The Snowflake Method– A systematic method of outlining, this one starts with characters and eventually leads to a spreadsheet list of all of your scenes. (Speaking of which, here’s a Scene List Spreadsheet in Google Drive to use with the article, you can Make a Copy to your own Google Drive, or just plain download it in whatever your Spreadsheet format of choice is.) Here is a video of Randy explaining it.
Libby Hawker’s Take Off Your Pants Method– Libby wrote a whole book about becoming a plotter instead of a pantser, and her methods are pretty impressive. Ultimately I find her to be a variant of Blake Snyder’s Save the Cat story beats, but she has some interesting ideas of her own and this one is highly recommended.
Michael Moorcock’s How to Write a Book in 3 Days Method– Is basically a more detailed version of my “Chinese Method“. Moorcock’s approach is to assemble everything you need beforehand, even lists of equipment, characters, places, and random stuff, have a rough outline based on the Lester Dent formula, and then attack your keyboard with the fury of a great typhoon until your book is finished. Fantasy writers should definitely check this one out.
Brandon Sanderson’s Can You Go Into Depth About Outlining? – Where the best-selling fantasy author goes into detail about the topic of outlining and the methods he uses when he’s planning his epic fantasy novels. As a teacher, he naturally goes through the process in detail and breaks it all down step by step.
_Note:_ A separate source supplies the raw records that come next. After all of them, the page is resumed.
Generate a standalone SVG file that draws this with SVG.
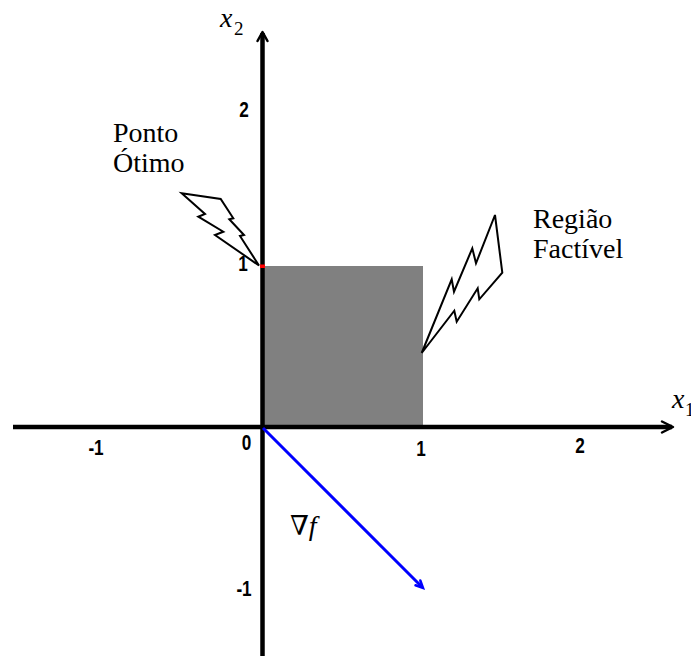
<svg xmlns="http://www.w3.org/2000/svg" width="691" height="656" viewBox="0 0 691 656">
<style>
.axis{stroke:#000;stroke-width:4.5;fill:none}
.head{stroke:#000;stroke-width:2.5;fill:none;stroke-linecap:round;stroke-linejoin:round}
.tick{font-family:"Liberation Sans",Arial,sans-serif;font-weight:bold;font-size:22px;text-anchor:middle;fill:#000}
.lbl{font-family:"Liberation Serif","Times New Roman",serif;font-size:28px;fill:#000}
.var{font-family:"Liberation Serif","Times New Roman",serif;font-style:italic;font-size:28px;fill:#000}
.sub{font-family:"Liberation Serif","Times New Roman",serif;font-size:19px;fill:#000}
.nabla{font-family:"DejaVu Serif","Liberation Serif",serif;font-size:27px;fill:#000}
.bolt{fill:#fff;stroke:#000;stroke-width:2;stroke-linejoin:miter}
</style>
<rect width="691" height="656" fill="#fff"/>
<g id="region">
<rect x="262" y="266" width="161" height="161" fill="#808080"/>
</g>
<g id="connectors">
<line class="axis" x1="13" y1="427" x2="672" y2="427"/>
<polyline class="head" points="662,421.5 673,427 662,432.5"/>
<line class="axis" x1="262.5" y1="656" x2="262.5" y2="33"/>
<polyline class="head" points="257.5,41 262.5,32 267.5,41"/>
<line x1="263" y1="428" x2="422" y2="587" stroke="#0000ff" stroke-width="3"/>
<polyline points="415.5,585.3 423,588 420.3,580.5" fill="none" stroke="#0000ff" stroke-width="2.5" stroke-linecap="round"/>
</g>
<g id="optimum">
<rect x="260" y="264.5" width="5" height="3.5" fill="#ff0000"/>
</g>
<g id="ticks">
<text class="tick" transform="translate(244,117) scale(0.78,1)">2</text>
<text class="tick" transform="translate(243,271) scale(0.78,1)">1</text>
<text class="tick" transform="translate(246.5,450) scale(0.78,1)">0</text>
<text class="tick" transform="translate(244,596) scale(0.78,1)">-1</text>
<text class="tick" transform="translate(96,455) scale(0.78,1)">-1</text>
<text class="tick" transform="translate(421,456) scale(0.78,1)">1</text>
<text class="tick" transform="translate(580,453) scale(0.78,1)">2</text>
</g>
<g id="axis-labels">
<text x="220" y="27" class="var">x</text><text x="234" y="35" class="sub">2</text>
<text x="672" y="408" class="var">x</text><text x="685" y="416" class="sub">1</text>
</g>
<g id="bolt-optimum">
<polygon class="bolt" points="181.7,193.3 220.7,199 233.3,218.3 229.3,219.3 244,235 240,236 259,265.5 215,235 223.3,231.7 198.3,216.7 205,214"/>
</g>
<g id="bolt-region">
<polygon class="bolt" points="495,215 502.3,272.7 479.3,299.3 477.7,288.3 456.7,321.7 454.3,310.7 421.7,353 451.7,279.3 454,291.7 472.3,248.3 476,263.3"/>
</g>
<g id="label-optimum">
<text x="113" y="142" class="lbl">Ponto</text>
<text x="113" y="172" class="lbl">Ótimo</text>
</g>
<g id="label-region">
<text x="533" y="228" class="lbl">Região</text>
<text x="533" y="258" class="lbl">Factível</text>
</g>
<g id="gradient-label">
<text x="290" y="535"><tspan class="nabla">∇</tspan><tspan class="var">f</tspan></text>
</g>
</svg>
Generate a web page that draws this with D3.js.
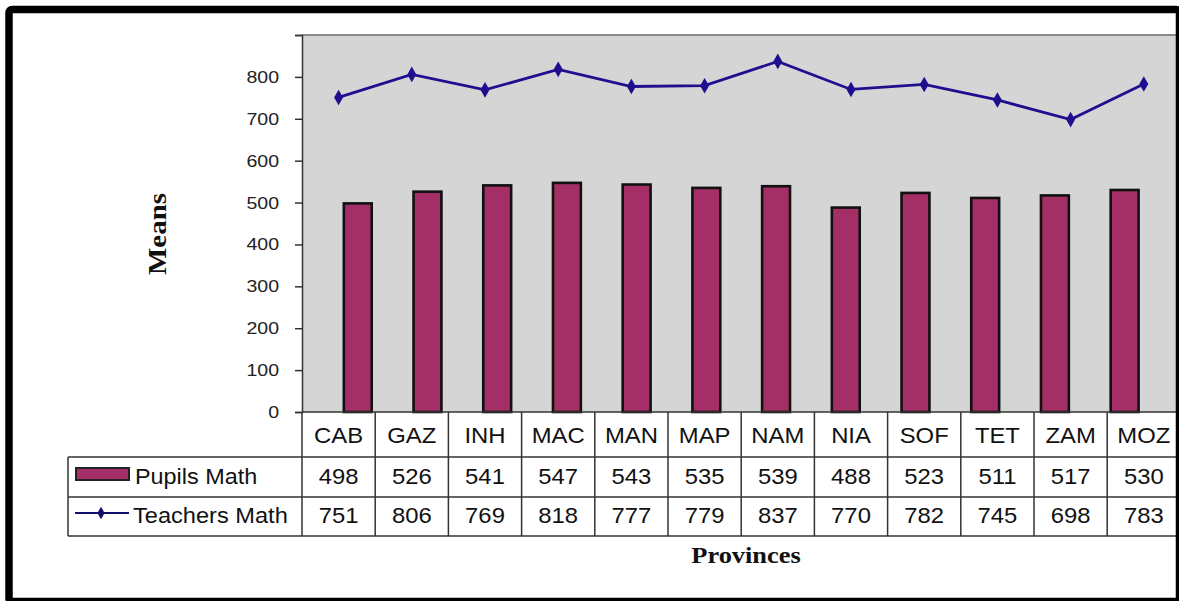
<!DOCTYPE html>
<html>
<head>
<meta charset="utf-8">
<script src="https://cdn.jsdelivr.net/npm/d3@7"></script>
<style>
  html, body { margin: 0; padding: 0; background: #fff; }
  svg { display: block; }
</style>
</head>
<body>
<svg id="chart" width="1179" height="601"></svg>
<script>
// Province codes (columns of the data table)
const provinces = ["CAB", "GAZ", "INH", "MAC", "MAN", "MAP", "NAM", "NIA", "SOF", "TET", "ZAM", "MOZ"];
// Mean mathematics scores
const pupilsMath = [498, 526, 541, 547, 543, 535, 539, 488, 523, 511, 517, 530];
const teachersMath = [751, 806, 769, 818, 777, 779, 837, 770, 782, 745, 698, 783];
// Y axis
const yTicks = [0, 100, 200, 300, 400, 500, 600, 700, 800, 900];
const yTickLabels = ["0", "100", "200", "300", "400", "500", "600", "700", "800", ""];
const seriesNames = ["Pupils Math", "Teachers Math"];
const xTitle = "Provinces";
const yTitle = "Means";

const svg = d3.select("#chart");
const plotLeft = 302, plotTop = 35, plotBottom = 412, colStep = 73.2;
const plotRight = plotLeft + colStep * provinces.length;
const barColor = "#a32f66", lineColor = "#1f0f8f", gridInk = "#333";
const sans = "'Liberation Sans', Arial, sans-serif";
const serif = "'Liberation Serif', 'Times New Roman', serif";

const x = d3.scaleBand().domain(provinces).range([plotLeft, plotRight]).padding(0.6);
const xCol = d3.scaleBand().domain(provinces).range([plotLeft, plotRight]).padding(0);
const y = d3.scaleLinear().domain([0, 900]).range([plotBottom, plotTop]);

// text helper with slight horizontal widening
function label(g, str, px, py, opts) {
  const o = Object.assign({size: 22.5, anchor: "middle", sx: 1.06, family: sans, weight: "normal", fill: "#111"}, opts || {});
  return g.append("text")
    .attr("transform", `translate(${px},${py}) scale(${o.sx},1)`)
    .attr("text-anchor", o.anchor)
    .attr("font-family", o.family)
    .attr("font-size", o.size)
    .attr("font-weight", o.weight)
    .attr("fill", o.fill)
    .text(str);
}

// plot background
svg.append("rect")
  .attr("x", plotLeft).attr("y", plotTop)
  .attr("width", plotRight - plotLeft).attr("height", plotBottom - plotTop)
  .attr("fill", "#d5d5d5");
svg.append("line")
  .attr("x1", plotLeft).attr("x2", plotRight)
  .attr("y1", plotTop).attr("y2", plotTop)
  .attr("stroke", "#8a8a8a").attr("stroke-width", 2);

// bars
svg.append("g").selectAll("rect")
  .data(pupilsMath)
  .join("rect")
  .attr("x", (d, i) => x(provinces[i]))
  .attr("y", d => y(d))
  .attr("width", x.bandwidth())
  .attr("height", d => y(0) - y(d))
  .attr("fill", barColor)
  .attr("stroke", "#111")
  .attr("stroke-width", 2.6);

// teachers line
const cx = (i) => xCol(provinces[i]) + xCol.bandwidth() / 2;
svg.append("path")
  .datum(teachersMath)
  .attr("d", d3.line().x((d, i) => cx(i)).y(d => y(d)))
  .attr("fill", "none")
  .attr("stroke", lineColor)
  .attr("stroke-width", 2.8);
svg.append("g").selectAll("path")
  .data(teachersMath)
  .join("path")
  .attr("transform", (d, i) => `translate(${cx(i)},${y(d)})`)
  .attr("d", d3.symbol(d3.symbolDiamond, 70))
  .attr("fill", lineColor);

// y axis
const yAxis = d3.axisLeft(y).tickValues(yTicks).tickSize(7).tickFormat("");
const ag = svg.append("g").attr("transform", `translate(${plotLeft},0)`).call(yAxis);
ag.select(".domain").attr("stroke", gridInk).attr("stroke-width", 1.5);
ag.selectAll(".tick line").attr("stroke", gridInk).attr("stroke-width", 1.5);
const tl = svg.append("g");
yTicks.forEach((t, i) => {
  if (yTickLabels[i]) label(tl, yTickLabels[i], 279, y(t) + 6, {size: 17, anchor: "end", sx: 1.15, fill: "#222"});
});

// data table
const rowTop = plotBottom, row1 = 457, row2 = 497, row3 = 536, legendLeft = 68;
const tg = svg.append("g").attr("stroke", gridInk).attr("stroke-width", 1.5);
tg.append("line").attr("x1", plotLeft).attr("x2", plotRight).attr("y1", rowTop).attr("y2", rowTop);
[row1, row2, row3].forEach(ry =>
  tg.append("line").attr("x1", legendLeft).attr("x2", plotRight).attr("y1", ry).attr("y2", ry));
tg.append("line").attr("x1", legendLeft).attr("x2", legendLeft).attr("y1", row1).attr("y2", row3);
provinces.forEach(p =>
  tg.append("line").attr("x1", xCol(p)).attr("x2", xCol(p)).attr("y1", rowTop).attr("y2", row3));

const txt = svg.append("g");
provinces.forEach((p, i) => {
  label(txt, p, cx(i), 443);
  label(txt, pupilsMath[i], cx(i), 484);
  label(txt, teachersMath[i], cx(i), 523);
});

// legend keys inside the table
svg.append("rect")
  .attr("x", 76).attr("y", 468).attr("width", 53).attr("height", 12)
  .attr("fill", barColor).attr("stroke", "#222").attr("stroke-width", 2);
label(txt, seriesNames[0], 135, 484, {anchor: "start", sx: 1.04});
svg.append("line")
  .attr("x1", 75).attr("x2", 129).attr("y1", 513).attr("y2", 513)
  .attr("stroke", "#10106a").attr("stroke-width", 2);
svg.append("path")
  .attr("transform", "translate(101,513)")
  .attr("d", d3.symbol(d3.symbolDiamond, 45))
  .attr("fill", "#10106a");
label(txt, seriesNames[1], 133, 523, {anchor: "start", sx: 1.05});

// axis titles
label(svg, xTitle, 746, 563, {size: 24, family: serif, weight: "bold", sx: 1.1});
svg.append("text")
  .attr("transform", "translate(166,234) rotate(-90)")
  .attr("text-anchor", "middle")
  .attr("font-family", serif)
  .attr("font-size", 25)
  .attr("font-weight", "bold")
  .attr("fill", "#111")
  .attr("textLength", 82)
  .attr("lengthAdjust", "spacingAndGlyphs")
  .text(yTitle);

// outer frame
svg.append("rect")
  .attr("x", 9).attr("y", 9.5).attr("width", 1170.5).attr("height", 592)
  .attr("rx", 3)
  .attr("fill", "none").attr("stroke", "#000").attr("stroke-width", 7.5);
</script>
</body>
</html>
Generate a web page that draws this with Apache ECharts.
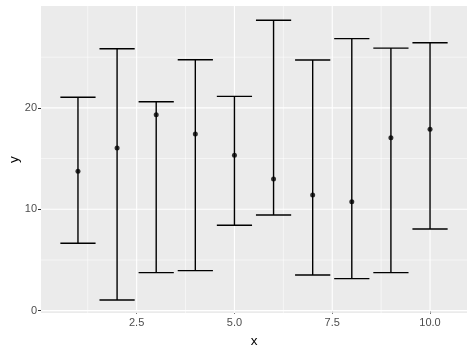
<!DOCTYPE html>
<html>
<head>
<meta charset="utf-8">
<script src="https://cdn.jsdelivr.net/npm/echarts@6/dist/echarts.min.js"></script>
<style>html,body{margin:0;padding:0;background:#fff}#c{width:474px;height:355px}</style>
</head>
<body>
<div id="c"></div>
<script>
const xs = [1, 2, 3, 4, 5, 6, 7, 8, 9, 10];
const yMean = [13.75, 16.05, 19.33, 17.43, 15.33, 12.99, 11.41, 10.75, 17.06, 17.89];
const yLow = [6.65, 1.05, 3.75, 3.95, 8.42, 9.44, 3.52, 3.16, 3.75, 8.06];
const yHigh = [21.05, 25.84, 20.6, 24.75, 21.14, 28.64, 24.72, 26.83, 25.9, 26.43];
const xMajor = [2.5, 5, 7.5, 10];
const xMinor = [1.25, 3.75, 6.25, 8.75];
const yMajor = [0, 10, 20];
const yMinor = [5, 15, 25];

const FONT = 'Liberation Sans, Arial, sans-serif';
const chart = echarts.init(document.getElementById('c'), null, {renderer: 'canvas'});

const gridData = [];
xMinor.forEach(v => gridData.push([v, 0, 0]));
yMinor.forEach(v => gridData.push([v, 1, 0]));
xMajor.forEach(v => gridData.push([v, 0, 1]));
yMajor.forEach(v => gridData.push([v, 1, 1]));

const barData = xs.map((x, i) => [x, yLow[i], yHigh[i]]);
const pointData = xs.map((x, i) => [x, yMean[i]]);

chart.setOption({
  animation: false,
  backgroundColor: '#ffffff',
  grid: {left: 41, right: 7, top: 6, bottom: 42, show: true, backgroundColor: '#EBEBEB', borderWidth: 0,
    containLabel: false, outerBoundsMode: 'none'},
  xAxis: {
    type: 'value', min: 0.055, max: 10.945,
    name: 'x', nameLocation: 'middle', nameGap: 21, nameMoveOverlap: false,
    nameTextStyle: {color: '#000', fontSize: 13.5, fontFamily: FONT},
    axisLine: {show: false},
    axisTick: {show: true, length: 3, lineStyle: {color: '#333', width: 1}, customValues: xMajor},
    axisLabel: {color: '#4D4D4D', fontSize: 11, fontFamily: FONT, margin: 4, customValues: xMajor,
      formatter: v => Number(v).toFixed(1)},
    splitLine: {show: false}
  },
  yAxis: {
    type: 'value', min: -0.23, max: 30.05,
    name: 'y', nameLocation: 'middle', nameGap: 20, nameRotate: 90, nameMoveOverlap: false,
    nameTextStyle: {color: '#000', fontSize: 13.5, fontFamily: FONT},
    axisLine: {show: false},
    axisTick: {show: true, length: 3, lineStyle: {color: '#333', width: 1}, customValues: yMajor},
    axisLabel: {color: '#4D4D4D', fontSize: 11, fontFamily: FONT, margin: 4, customValues: yMajor,
      formatter: v => String(Math.round(v))},
    splitLine: {show: false}
  },
  series: [
    {
      type: 'custom', silent: true, z: 1,
      data: gridData,
      renderItem: function (params, api) {
        const v = api.value(0), orient = api.value(1), major = api.value(2);
        const cs = params.coordSys;
        let shape;
        if (orient === 0) {
          const px = api.coord([v, 0])[0];
          shape = {x1: px, y1: cs.y, x2: px, y2: cs.y + cs.height};
        } else {
          const py = api.coord([1, v])[1];
          shape = {x1: cs.x, y1: py, x2: cs.x + cs.width, y2: py};
        }
        return {type: 'line', shape: shape, style: {stroke: '#ffffff', lineWidth: major ? 1.1 : 0.55}};
      }
    },
    {
      type: 'custom', silent: true, z: 3,
      data: barData,
      renderItem: function (params, api) {
        const x = api.value(0), lo = api.value(1), hi = api.value(2);
        const pLo = api.coord([x, lo]), pHi = api.coord([x, hi]);
        const half = api.size([0.9, 0])[0] / 2;
        const st = {stroke: '#000000', lineWidth: 1.4};
        return {type: 'group', children: [
          {type: 'line', shape: {x1: pLo[0], y1: pLo[1], x2: pHi[0], y2: pHi[1]}, style: st},
          {type: 'line', shape: {x1: pHi[0] - half, y1: pHi[1], x2: pHi[0] + half, y2: pHi[1]}, style: st},
          {type: 'line', shape: {x1: pLo[0] - half, y1: pLo[1], x2: pLo[0] + half, y2: pLo[1]}, style: st}
        ]};
      }
    },
    {
      type: 'scatter', z: 4, silent: true,
      data: pointData, symbol: 'circle', symbolSize: 5,
      itemStyle: {color: '#000000'}
    }
  ]
});
</script>
</body>
</html>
Useful for new writers or for those interested in learning more about outlining any kind of fiction. A helpful Reddit poster did a quick synopsis version of it you can find here.
The MICE Quotient is a method proposed by writer Orson Scott Card and later championed by writer Mary Robinette Kowal of the Writing Excuses Podcast. Basically it’s a method for figuring out what goes in Act 1 and Act 3 and making sure they mirror each other. This method has been very helpful for some writers. Give it a try!
25 Ways to Plot, Plan and Prep Your Story– This should be your first stop in trying to find an outlining style that works for you. While irreverent and profanity laden, Chuck Wendig does a great job of laying out the most common methods of story prep. The only flaw with this otherwise beautiful piece is that his descriptions of the methods are pretty bare-bones, so you’re going to have to go looking for more detailed examples in some cases.
The Phase Method– A unique method where you turn your story into a series of mini-beats and write them up in stream-of-consciousness point-form based around key ideas. It sounds weird, but if you’re a more visual or dialogue-based person, or a poet, this might be a method that could work well for you
Speaking of Mind Mapping, I’ve found two noteworthy approaches to using mind mapping to plan stories. Paul Donovan Campos‘ method and this one from No Wasted Ink. I should note that most mind-mapping methods are more brainstorming and less about organizing, but the No Wasted Ink approach is a step by step one for putting together a solid book foundation.